There were two kinds of punk/new wave on TV in the 80s.

The MTV kind was about the same as when the Beverly Hillbillies had "Beatniks" on the show. Showing punk and new wave that the kids could get into as well.

And there was the Night Flight kind, where you couldn't believe it was actually on television. Like the show New Wave Theatre

New Wave Theatre a glimpse into the Los Angeles punk scene in 1982 - The A.V. Club:

"New Wave Theatre was the brainchild of David Jove and then Billboard magazine editor Ed Ochs. Broadcast on Los Angeles area UHF station channel 18, the show featured a high-energy, low-budget format that jived with the punk movement’s D.I.Y attitude. Host Peter Ivers, the ringmaster of this musical circus–generally clad in sunglasses, skinny ties, and other hallmarks of early ‘80s new wave style fashions—provided the glue in-between performances, interviews, and comedy sketches that held the show together. New Wave Theatre was broadcast nationally on the USA Network—long before Suits and Psych marathons—as part of their Night Flight block of programming.

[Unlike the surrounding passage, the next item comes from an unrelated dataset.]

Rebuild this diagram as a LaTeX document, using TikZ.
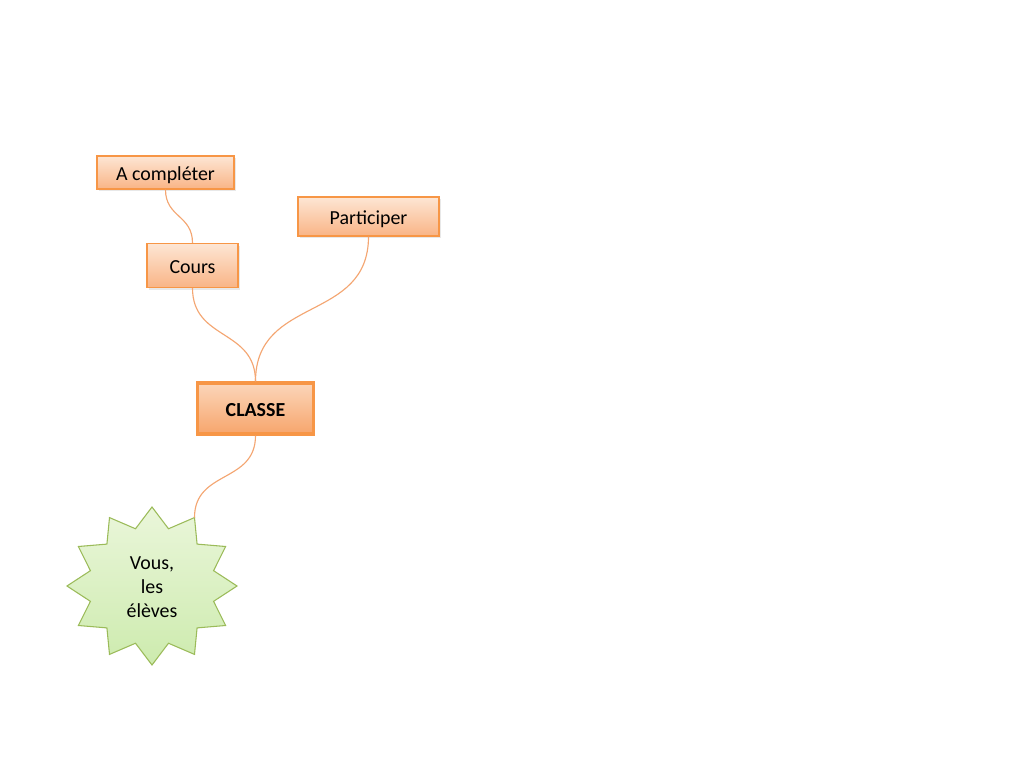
\documentclass[tikz,border=0pt]{standalone}
\usepackage{fontspec}
\setmainfont{Carlito}
\usetikzlibrary{shadows}
\newdimen\pxu \pxu=0.703125pt
\definecolor{orbord}{HTML}{F79646}
\definecolor{ortop}{HTML}{FDE6D4}
\definecolor{orbot}{HTML}{F9B486}
\definecolor{cltop}{HTML}{FBD6BA}
\definecolor{clbot}{HTML}{F7A56C}
\definecolor{conn}{HTML}{F4A672}
\definecolor{grbord}{HTML}{9BBB59}
\definecolor{grtop}{HTML}{EAF6DA}
\definecolor{grbot}{HTML}{CDEBAE}
\begin{document}
\begin{tikzpicture}[x=\pxu,y=-\pxu,
  font=\fontsize{14}{17}\selectfont,
  topic/.style={draw=orbord, line width=0.75pt, top color=ortop, bottom color=orbot,
    inner sep=0pt, align=center, text height=10.6pt, text depth=0pt,
    drop shadow={opacity=0.18, shadow xshift=1.2pt, shadow yshift=-1.5pt}},
  central/.style={topic, line width=2.2pt, top color=cltop, bottom color=clbot, font=\fontsize{14}{17}\selectfont\bfseries},
  burst/.style={draw=grbord, line width=0.75pt, top color=grtop, bottom color=grbot},
  link/.style={draw=conn, line width=0.8pt, looseness=1.2}]
\fill[white] (0,0) rectangle (1024,768);
\useasboundingbox (0,0) rectangle (1024,768);

\node[topic, minimum width=137*\pxu, minimum height=33*\pxu] (acomp) at (165.5,172.5) {A compléter};
\node[topic, minimum width=141*\pxu, minimum height=39*\pxu] (part) at (368.5,216.5) {Participer};
\node[topic, minimum width=91*\pxu, minimum height=44*\pxu] (cours) at (192.5,265.5) {Cours};
\node[central, minimum width=116*\pxu, minimum height=51*\pxu] (classe) at (255.5,408.5) {CLASSE};

% 12-point star
\draw[burst] plot[samples at={0,...,23}]
  ({152+85*(0.875+0.125*cos(180*\x))*cos(90-15*\x)},
   {586-79*(0.875+0.125*cos(180*\x))*sin(90-15*\x)}) -- cycle;
\coordinate (starpt) at ({152+85*cos(60)},{586-79*sin(60)});
\node[align=center, inner sep=0pt] (eleves) at (152,587) {Vous,\\les\\élèves};

\draw[link] (acomp.south) to[out=-90,in=90] (cours.north);
\draw[link] (cours.south) to[out=-90,in=90] (classe.north);
\draw[link] (part.south) to[out=-90,in=90] (classe.north);
\draw[link] (classe.south) to[out=-90,in=90] (starpt);
\end{tikzpicture}
\end{document}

image of man with guitar with yellow text
New Wave Theatre Screenshot

New Wave Theatre ended in 1983 when Ivers was found bludgeoned to death in his Los Angeles apartment. The case remains unsolved to this day. Harold Ramis and New Wave Theatre producer Jove attempted to resurrect the show as The Top in 1983. Despite featuring big-name musical acts The Romantics and Cyndi Lauper as well as Second City alums Bill Murray and Dan Aykroyd, Ramis, Jove, and all of the parties involved were unable to work together—presumably due to egos and drugs—and only the pilot was produced."

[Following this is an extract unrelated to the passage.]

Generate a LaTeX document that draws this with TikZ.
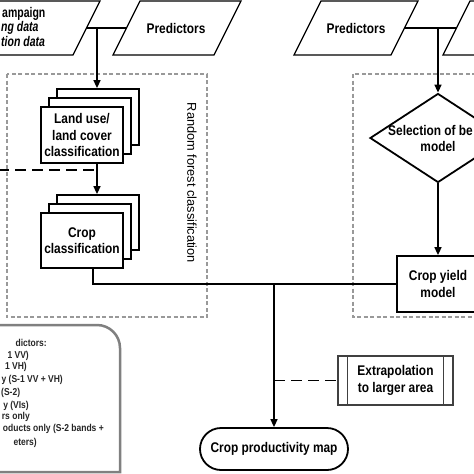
\documentclass[tikz,border=0pt]{standalone}
\usepackage{fontspec}
\setmainfont{Liberation Sans}
\newfontfamily\bxfont{Liberation Sans}[FakeStretch=0.85]
\newfontfamily\bxnarrow{Liberation Sans}[FakeStretch=0.75]
\usetikzlibrary{arrows.meta,shadows,calc,shapes.geometric}
\begin{document}
\begin{tikzpicture}[x=1pt,y=-1pt,
  boxtext/.style={font=\bxfont\bfseries\fontsize{14}{16.5}\selectfont, align=center},
  procbox/.style={draw, line width=1.8pt, fill=white, minimum width=82pt, minimum height=56pt, inner sep=0pt, boxtext},
  stackbox/.style={procbox, double copy shadow={shadow xshift=8pt, shadow yshift=9pt, draw=black, fill=white, line width=1.8pt}},
  arr/.style={line width=1.6pt, -{Triangle[length=8pt,width=7pt]}},
  conn/.style={line width=1.6pt},
  dashconn/.style={line width=1.6pt, dash pattern=on 11pt off 6pt},
  groupbox/.style={draw=black!40, line width=1.5pt, dash pattern=on 4pt off 2.5pt},
  para/.style={draw, line width=1.3pt, fill=white},
  frag/.style={font=\bxnarrow\bfseries\fontsize{14}{16.5}\selectfont, anchor=west, inner sep=0pt, text height=10pt, text depth=3pt},
  lgtext/.style={font=\bxfont\bfseries\fontsize{10}{12.4}\selectfont, text=black!85, anchor=east, inner sep=0pt, text height=7pt, text depth=2pt}]
\useasboundingbox (0,0) rectangle (474,474);
\clip (0,0) rectangle (474,474);
\fill[white] (0,0) rectangle (474,474);

% group boxes
\draw[groupbox] (7,74) rectangle (207,317);
\draw[groupbox] (353,74) rectangle (490,317);
\node[rotate=-90, font=\fontsize{12.8}{14}\selectfont, inner sep=0pt] (rfc) at (192,183) {Random forest classification};

% input parallelograms
\draw[para] (-30,1) -- (100,1) -- (73,55) -- (-30,55) -- cycle;
\node[frag] (in1) at (2,14) {ampaign};
\node[frag, font=\bxnarrow\bfseries\itshape\fontsize{14}{16.5}\selectfont] (in2) at (1,28) {ng data};
\node[frag, font=\bxnarrow\bfseries\itshape\fontsize{14}{16.5}\selectfont] (in3) at (1,43) {tion data};
\draw[para] (140,1) -- (241,1) -- (214,55) -- (113,55) -- cycle;
\node[boxtext] (pred1) at (176,28) {Predictors};
\draw[para] (321,1) -- (418,1) -- (391,55) -- (294,55) -- cycle;
\node[boxtext] (pred2) at (356,28) {Predictors};
\draw[para] (470,1) -- (520,1) -- (493,55) -- (443,55) -- cycle;

\coordinate (pl1) at (86.5,28);
\coordinate (pr1) at (126.5,28);
\coordinate (j1) at (97,28);
\coordinate (pl2) at (404.5,28);
\coordinate (pr2) at (456.5,28);
\coordinate (j2) at (438,28);

% process nodes
\node[stackbox] (lulc) at (82,135) {Land use/\\land cover\\classification};
\node[stackbox, minimum height=55pt] (crop) at (82,240.5) {Crop\\classification};
\node[procbox] (yield) at (438,284) {Crop yield\\model};
\node[diamond, draw, line width=1.8pt, fill=white, minimum width=136pt, minimum height=89pt, inner sep=0pt] (sel) at (438,138) {};
\node[boxtext, anchor=west, inner sep=0pt] (selA) at (388,130) {Selection of be};
\node[boxtext, inner sep=0pt] (selB) at (438,146) {model};
\node[draw, line width=1.8pt, rounded corners=21pt, minimum width=148pt, minimum height=42pt, inner sep=0pt, boxtext] (map) at (274,449) {Crop productivity map};
\node[draw=black!75, line width=1.2pt, minimum width=115pt, minimum height=49pt, inner sep=0pt, boxtext] (ext) at (395.5,380.5) {Extrapolation\\to larger area};
\draw[draw=black!75, line width=1.2pt] ($(ext.north west)+(10,0)$) -- ($(ext.south west)+(10,0)$);
\draw[draw=black!75, line width=1.2pt] ($(ext.north east)+(-10,0)$) -- ($(ext.south east)+(-10,0)$);

% connectors
\coordinate (lulcback) at ($(lulc.north)+(0,-18)$);
\coordinate (a1) at ($(lulc.south)+(15,0)$);
\coordinate (cropback) at ($(crop.north)+(15,-18)$);
\coordinate (dashL) at (-2,170);
\draw[conn] (pl1) -- (pr1);
\draw[arr] (j1) -- (j1 |- lulcback);
\draw[arr] (a1) -- (cropback);
\draw[dashconn] (dashL) -- (a1 |- dashL);
\draw[conn] ($(crop.south)+(11,0)$) |- (yield.west);
\coordinate (mj) at (map.north |- yield.west);
\draw[arr] (mj) -- (map.north);
\draw[dashconn] (mj |- ext.west) -- (ext.west);
\draw[conn] (pl2) -- (pr2);
\draw[arr] (j2) -- (sel.north);
\draw[arr] (sel.south) -- (yield.north);

% legend
\draw[draw=black!50, line width=2.5pt, fill=white] (-10,325) -- (97,325) .. controls (109.7,325) and (120,335.3) .. (120,348) -- (120,472) -- (-10,472) -- cycle;
\node[lgtext] (lg1) at (47,344) {dictors:};
\node[lgtext] (lg2) at (29,356) {1 VV)};
\node[lgtext] (lg3) at (27,367) {1 VH)};
\node[lgtext] (lg4) at (63,380) {y (S-1 VV + VH)};
\node[lgtext, anchor=west] (lg5) at (1,393) {(S-2)};
\node[lgtext] (lg6) at (29,406) {y (VIs)};
\node[lgtext] (lg7) at (30,417) {rs only};
\node[lgtext] (lg8) at (104,429) {oducts only (S-2 bands +};
\node[lgtext] (lg9) at (37,443) {eters)};
\end{tikzpicture}
\end{document}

I did not know that Peter Ivers was murdered, causing the show to end. It just wasn't on anymore, and that was all I knew about it.

There is a book about his unresolved death called -
In Heaven, Everything Is Fine: The Unsolved Life of Peter Ivers and the Lost History of New Wave Theatre.

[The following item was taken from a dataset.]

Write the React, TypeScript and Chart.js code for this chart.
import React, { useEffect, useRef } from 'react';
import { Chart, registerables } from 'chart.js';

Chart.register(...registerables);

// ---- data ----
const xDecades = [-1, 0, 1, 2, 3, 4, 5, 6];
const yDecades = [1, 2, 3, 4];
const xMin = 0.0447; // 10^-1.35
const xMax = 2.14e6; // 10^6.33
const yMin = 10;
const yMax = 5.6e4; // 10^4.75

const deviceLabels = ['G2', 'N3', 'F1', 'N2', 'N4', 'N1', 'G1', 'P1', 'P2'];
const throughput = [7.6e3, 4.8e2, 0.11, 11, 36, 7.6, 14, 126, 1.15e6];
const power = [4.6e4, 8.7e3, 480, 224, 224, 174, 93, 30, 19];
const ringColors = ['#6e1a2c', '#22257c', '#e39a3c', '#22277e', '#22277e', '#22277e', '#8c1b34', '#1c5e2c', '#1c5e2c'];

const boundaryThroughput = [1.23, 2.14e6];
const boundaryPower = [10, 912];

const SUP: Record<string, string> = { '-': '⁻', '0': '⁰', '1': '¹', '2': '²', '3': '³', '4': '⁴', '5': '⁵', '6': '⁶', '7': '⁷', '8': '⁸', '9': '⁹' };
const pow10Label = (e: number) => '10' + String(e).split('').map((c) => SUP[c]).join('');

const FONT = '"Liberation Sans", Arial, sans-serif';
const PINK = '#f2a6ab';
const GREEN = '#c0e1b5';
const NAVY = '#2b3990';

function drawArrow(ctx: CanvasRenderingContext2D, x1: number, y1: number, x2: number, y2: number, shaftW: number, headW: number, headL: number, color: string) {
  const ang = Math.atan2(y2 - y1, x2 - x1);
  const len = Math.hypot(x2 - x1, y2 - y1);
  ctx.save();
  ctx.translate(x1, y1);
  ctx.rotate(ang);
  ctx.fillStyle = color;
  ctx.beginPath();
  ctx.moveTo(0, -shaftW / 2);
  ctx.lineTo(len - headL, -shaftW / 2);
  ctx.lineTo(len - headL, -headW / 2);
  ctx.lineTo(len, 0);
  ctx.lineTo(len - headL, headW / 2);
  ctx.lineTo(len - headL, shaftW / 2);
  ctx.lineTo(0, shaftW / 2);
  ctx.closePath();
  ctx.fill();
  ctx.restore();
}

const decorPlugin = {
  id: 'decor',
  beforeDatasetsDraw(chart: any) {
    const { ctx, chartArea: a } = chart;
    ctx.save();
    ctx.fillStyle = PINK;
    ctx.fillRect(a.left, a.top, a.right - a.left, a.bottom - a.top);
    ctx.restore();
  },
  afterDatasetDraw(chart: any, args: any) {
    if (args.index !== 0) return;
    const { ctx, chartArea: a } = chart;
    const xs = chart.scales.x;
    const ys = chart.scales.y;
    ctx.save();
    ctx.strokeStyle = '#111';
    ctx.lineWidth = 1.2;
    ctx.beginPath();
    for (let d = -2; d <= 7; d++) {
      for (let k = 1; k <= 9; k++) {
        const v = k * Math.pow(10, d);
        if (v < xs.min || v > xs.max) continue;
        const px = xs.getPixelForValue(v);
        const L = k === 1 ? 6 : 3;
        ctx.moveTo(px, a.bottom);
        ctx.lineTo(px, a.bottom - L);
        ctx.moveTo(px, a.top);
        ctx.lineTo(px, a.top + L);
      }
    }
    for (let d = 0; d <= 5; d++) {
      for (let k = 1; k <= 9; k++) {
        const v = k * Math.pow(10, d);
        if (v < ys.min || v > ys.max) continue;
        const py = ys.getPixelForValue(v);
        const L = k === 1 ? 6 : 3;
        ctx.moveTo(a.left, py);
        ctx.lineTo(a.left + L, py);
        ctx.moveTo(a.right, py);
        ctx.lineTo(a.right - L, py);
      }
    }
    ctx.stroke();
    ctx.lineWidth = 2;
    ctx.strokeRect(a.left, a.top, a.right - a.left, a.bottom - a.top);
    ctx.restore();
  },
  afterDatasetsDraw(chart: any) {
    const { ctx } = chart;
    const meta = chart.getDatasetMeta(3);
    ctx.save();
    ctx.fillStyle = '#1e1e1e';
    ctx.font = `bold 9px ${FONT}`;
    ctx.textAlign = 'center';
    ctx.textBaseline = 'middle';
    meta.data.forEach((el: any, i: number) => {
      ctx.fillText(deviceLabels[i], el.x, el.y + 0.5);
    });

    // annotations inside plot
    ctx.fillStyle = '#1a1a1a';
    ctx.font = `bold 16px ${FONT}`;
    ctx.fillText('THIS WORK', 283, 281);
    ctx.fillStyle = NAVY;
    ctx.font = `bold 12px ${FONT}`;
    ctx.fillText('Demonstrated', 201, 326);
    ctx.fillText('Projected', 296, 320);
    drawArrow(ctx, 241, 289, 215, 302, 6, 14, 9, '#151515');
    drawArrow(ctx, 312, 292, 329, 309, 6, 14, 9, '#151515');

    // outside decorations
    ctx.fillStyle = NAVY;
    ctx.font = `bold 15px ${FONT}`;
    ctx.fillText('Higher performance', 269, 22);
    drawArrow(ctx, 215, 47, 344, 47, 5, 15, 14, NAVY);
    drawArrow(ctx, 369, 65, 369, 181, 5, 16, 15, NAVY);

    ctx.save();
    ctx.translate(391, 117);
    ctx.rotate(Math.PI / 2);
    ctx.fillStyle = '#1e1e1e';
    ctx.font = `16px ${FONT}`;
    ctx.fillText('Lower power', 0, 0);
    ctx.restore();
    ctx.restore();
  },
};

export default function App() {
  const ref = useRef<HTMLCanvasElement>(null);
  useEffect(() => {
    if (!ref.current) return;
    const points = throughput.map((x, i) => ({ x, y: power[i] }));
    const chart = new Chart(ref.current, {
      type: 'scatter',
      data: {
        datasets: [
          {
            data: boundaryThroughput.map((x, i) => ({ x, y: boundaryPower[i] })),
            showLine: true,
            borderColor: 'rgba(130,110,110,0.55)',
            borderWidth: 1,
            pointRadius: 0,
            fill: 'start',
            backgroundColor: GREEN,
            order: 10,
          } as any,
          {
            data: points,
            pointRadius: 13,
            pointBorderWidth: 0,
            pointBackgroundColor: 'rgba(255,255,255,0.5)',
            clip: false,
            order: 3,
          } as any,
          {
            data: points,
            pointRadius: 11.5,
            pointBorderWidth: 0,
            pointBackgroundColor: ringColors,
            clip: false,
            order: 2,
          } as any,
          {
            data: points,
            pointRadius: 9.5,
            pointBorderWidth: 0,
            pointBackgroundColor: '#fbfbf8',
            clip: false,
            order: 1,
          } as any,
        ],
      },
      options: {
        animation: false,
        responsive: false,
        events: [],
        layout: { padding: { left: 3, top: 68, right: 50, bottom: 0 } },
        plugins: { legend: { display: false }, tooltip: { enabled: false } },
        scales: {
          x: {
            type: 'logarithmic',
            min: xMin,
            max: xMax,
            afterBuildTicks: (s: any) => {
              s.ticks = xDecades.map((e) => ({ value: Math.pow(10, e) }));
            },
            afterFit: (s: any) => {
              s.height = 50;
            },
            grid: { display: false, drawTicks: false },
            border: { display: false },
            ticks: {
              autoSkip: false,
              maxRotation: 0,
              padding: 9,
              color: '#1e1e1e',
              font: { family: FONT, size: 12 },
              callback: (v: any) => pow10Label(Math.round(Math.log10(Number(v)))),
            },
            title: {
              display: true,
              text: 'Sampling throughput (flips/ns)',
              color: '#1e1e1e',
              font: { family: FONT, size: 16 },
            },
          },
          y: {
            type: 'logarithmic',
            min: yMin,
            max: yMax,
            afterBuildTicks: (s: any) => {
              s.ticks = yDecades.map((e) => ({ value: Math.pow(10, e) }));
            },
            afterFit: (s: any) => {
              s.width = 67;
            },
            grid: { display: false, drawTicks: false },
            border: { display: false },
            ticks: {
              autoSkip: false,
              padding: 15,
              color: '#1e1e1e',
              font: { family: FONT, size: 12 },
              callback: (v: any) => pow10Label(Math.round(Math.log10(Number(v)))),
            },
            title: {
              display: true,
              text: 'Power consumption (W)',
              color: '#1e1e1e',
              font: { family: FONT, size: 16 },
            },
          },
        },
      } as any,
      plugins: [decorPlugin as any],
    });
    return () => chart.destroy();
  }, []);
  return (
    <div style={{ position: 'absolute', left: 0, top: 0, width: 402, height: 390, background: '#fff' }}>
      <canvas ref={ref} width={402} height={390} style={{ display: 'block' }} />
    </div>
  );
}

The show forged a groundbreaking union between comedy and punk, placing comedians like John Belushi, Chevy Chase, and Harold Ramis onstage with Black Flag, the Dead Kennedys, and Fear. On the cusp of mainstream recognition.

The show was forgotten, but Ivers’s influence on pop culture has lasted. A magnetic creative force, his circle included Doug Kenney, Jello Biafra, David Lynch, Ramis, and Belushi. 

He was also a fascinating musician: in addition to composing the centerpiece song on the soundtrack of Lynch’s cult classic film Eraserhead, Ivers recorded seven albums. 

Josh Frank’s research inspired renewed interest in Ivers, and the abandoned murder investigation was reopened. Through his narration and interviews with the LAPD and those close to Ivers, Frank brings this under-appreciated and compelling creative figure to life.